The history of working class movements and gender equality is one of constant tension and transformation. Each generation redefines what fairness means, and each wave of organizing discovers new ways to fuse the demand for economic justice with the demand for women’s dignity. The garment worker who strikes against both a wage cut and a manager’s groping; the domestic worker who wins a written contract for the first time; the retail employee who bargains for a schedule that lets her attend her children’s school events—these are not separate from the labor movement’s core mission. They are its beating heart.
Conclusion
From the pawtucket weavers to the Matchgirls, from the ILGWU’s strike halls to the SEWA cooperatives of today, working class movements have not merely accompanied the push for gender equality in the workplace; they have often led it.
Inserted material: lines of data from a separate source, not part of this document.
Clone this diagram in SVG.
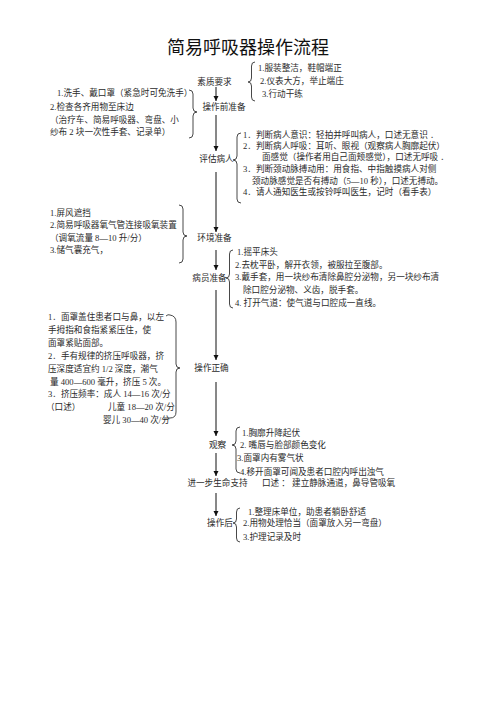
<svg xmlns="http://www.w3.org/2000/svg" width="496" height="702" viewBox="0 0 496 702">
<defs>
<marker id="ah" viewBox="0 0 10 10" refX="10" refY="5" markerWidth="5" markerHeight="7" markerUnits="userSpaceOnUse" orient="auto">
<path d="M0,0 L10,5 L0,10 Z" fill="#111"/>
</marker>
</defs>
<style>
text{font-family:'Liberation Serif','Noto Sans CJK SC',serif;font-size:8.6px;fill:#2a2a2a}
.t{font-family:'Noto Sans CJK SC',sans-serif;font-size:18px;fill:#111}
.n{text-anchor:middle}
.b{fill:none;stroke:#333;stroke-width:0.9}
.c{fill:none;stroke:#111;stroke-width:1}
</style>
<rect width="496" height="702" fill="#fff"/>
<g id="title"><text class="t" x="248" y="54" text-anchor="middle">简易呼吸器操作流程</text></g>

<g id="quality">
<text class="n" x="214.5" y="85.3">素质要求</text>
<path class="b" d="M255,62 Q251.5,62 251.5,66 L251.5,78 Q251.5,82 248,82 Q251.5,82 251.5,86 L251.5,97 Q251.5,101 255,101"/>
<text x="258" y="71.3">1.服装整洁，鞋帽端正</text>
<text x="260" y="84.3">2.仪表大方，举止端庄</text>
<text x="262" y="97.3">3.行动干练</text>
</g>

<g id="prep">
<text class="n" x="224" y="110.3">操作前准备</text>
<path class="b" d="M189,90 Q193,90 193,94 L193,108 Q193,112 197,112 Q193,112 193,116 L193,134 Q193,138 189,138"/>
<text x="57" y="96.3">1.洗手、戴口罩（紧急时可免洗手）</text>
<text x="50" y="110.3">2.检查各齐用物至床边</text>
<text x="50" y="123.3">（治疗车、简易呼吸器、弯盘、小</text>
<text x="50" y="135.3">纱布 2 块一次性手套、记录单）</text>
</g>

<g id="assess">
<text class="n" x="216.5" y="162.3">评估病人</text>
<path class="b" d="M241,133 Q237,133 237,137 L237,156 Q237,160 233,160 Q237,160 237,164 L237,199 Q237,203 241,203"/>
<text x="243" y="138.3">1．判断病人意识：轻拍并呼叫病人，口述无意识 ．</text>
<text x="243" y="149.3">2．判断病人呼吸：耳听、眼视（观察病人胸廓起伏）</text>
<text x="262" y="160.3">面感觉（操作者用自己面颊感觉），口述无呼吸 ．</text>
<text x="243" y="172.3">3．判断颈动脉搏动用：用食指、中指触摸病人对侧</text>
<text x="252" y="184.3">颈动脉感觉是否有搏动（5—10 秒），口述无搏动。</text>
<text x="243" y="195.3">4．请人通知医生或按铃呼叫医生，记时（看手表）</text>
</g>

<g id="env">
<text class="n" x="214.5" y="241.3">环境准备</text>
<path class="b" d="M179,205 Q183,205 183,209 L183,232 Q183,236 187,236 Q183,236 183,240 L183,259 Q183,263 179,263"/>
<text x="50" y="216.3">1.屏风遮挡</text>
<text x="50" y="228.3">2.简易呼吸器氧气管连接吸氧装置</text>
<text x="50" y="241.3">（调氧流量 8—10 升/分）</text>
<text x="50" y="253.3">3.储气囊充气，</text>
</g>

<g id="patient">
<text class="n" x="209.5" y="281.3">病员准备</text>
<path class="b" d="M233,250 Q229.5,250 229.5,254 L229.5,274 Q229.5,278 226,278 Q229.5,278 229.5,282 L229.5,304 Q229.5,308 233,308"/>
<text x="237" y="255.3">1.摇平床头</text>
<text x="235" y="268.3">2.去枕平卧，解开衣领，被服拉至腹部。</text>
<text x="235" y="280.3">3.戴手套，用一块纱布清除鼻腔分泌物，另一块纱布清</text>
<text x="243" y="293.3">除口腔分泌物、义齿，脱手套。</text>
<text x="235" y="306.3">4. 打开气道：使气道与口腔成一直线。</text>
</g>

<g id="operate">
<text class="n" x="211.5" y="371.3">操作正确</text>
<path class="b" d="M166,316 Q168,314 170,315 Q176,316 176,322 L176,364 Q176,368 180,368 Q176,368 176,372 L176,412 Q176,418 170,418 L164,418"/>
<text x="48" y="320.3">1．面罩盖住患者口与鼻，以左</text>
<text x="48" y="333.3">手拇指和食指紧紧压住，使</text>
<text x="48" y="346.3">面罩紧贴面部。</text>
<text x="48" y="359.3">2．手有规律的挤压呼吸器，挤</text>
<text x="48" y="372.3">压深度适宜约 1/2 深度，潮气</text>
<text x="50" y="385.3">量 400—600 毫升，挤压 5 次。</text>
<text x="48" y="397.3">3．挤压频率：成人 14—16 次/分</text>
<text x="46" y="410.3">（口述）</text>
<text x="108" y="410.3">儿童 18—20 次/分</text>
<text x="103" y="423.3">婴儿 30—40 次/分</text>
</g>

<g id="observe">
<text class="n" x="217.5" y="448.3">观察</text>
<path class="b" d="M240,427 Q236,427 236,431 L236,441 Q236,445 232,445 Q236,445 236,449 L236,469 Q236,473 240,473"/>
<text x="242" y="436.3">1.胸廓升降起伏</text>
<text x="240" y="448.3">2.  嘴唇与脸部颜色变化</text>
<text x="237" y="461.3">3.面罩内有雾气状</text>
<text x="240" y="475.3">4.移开面罩可闻及患者口腔内呼出浊气</text>
</g>

<g id="advanced">
<text class="n" x="217.5" y="486.3">进一步生命支持</text>
<text x="262" y="486.3">口述 ： 建立静脉通道，鼻导管吸氧</text>
</g>

<g id="after">
<text class="n" x="220" y="526.3">操作后</text>
<path class="b" d="M240,508 Q236.5,508 236.5,512 L236.5,519 Q236.5,523 233,523 Q236.5,523 236.5,527 L236.5,538 Q236.5,542 240,542"/>
<text x="248" y="515.3">1.整理床单位，助患者躺卧舒适</text>
<text x="243" y="526.3">2.用物处理恰当（面罩放入另一弯盘）</text>
<text x="243" y="540.3">3.护理记录及时</text>
</g>

<g id="connectors">
<line class="c" x1="216" y1="87" x2="216" y2="101" marker-end="url(#ah)"/>
<line class="c" x1="216" y1="115" x2="216" y2="151" marker-end="url(#ah)"/>
<line class="c" x1="216" y1="172" x2="216" y2="232" marker-end="url(#ah)"/>
<line class="c" x1="216" y1="250" x2="216" y2="270" marker-end="url(#ah)"/>
<line class="c" x1="216" y1="290" x2="216" y2="360" marker-end="url(#ah)"/>
<line class="c" x1="216" y1="382" x2="216" y2="436" marker-end="url(#ah)"/>
<line class="c" x1="216" y1="453" x2="216" y2="476" marker-end="url(#ah)"/>
<line class="c" x1="216" y1="493" x2="216" y2="516" marker-end="url(#ah)"/>
</g>
</svg>
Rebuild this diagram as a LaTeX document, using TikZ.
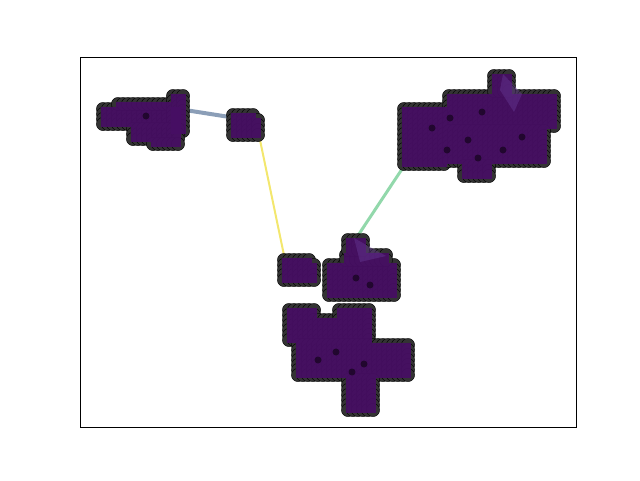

The achievements—equal pay laws, maternity protections, harassment prevention standards, and the simple recognition that women’s work is real work—were not gifts from enlightened policymakers but prizes hard-won through collective action. Challenges remain formidable: gender pay gaps, occupational segregation, the undervaluation of care labor, and a global political climate that frequently attacks union rights. Yet the most effective counterforce has always come from women and men organizing together, refusing to let bosses or bureaucrats define the value of their labor. In the continuing struggle, the working class movement remains an irreplaceable engine for a world of work in which gender no longer determines a person’s dignity or opportunity.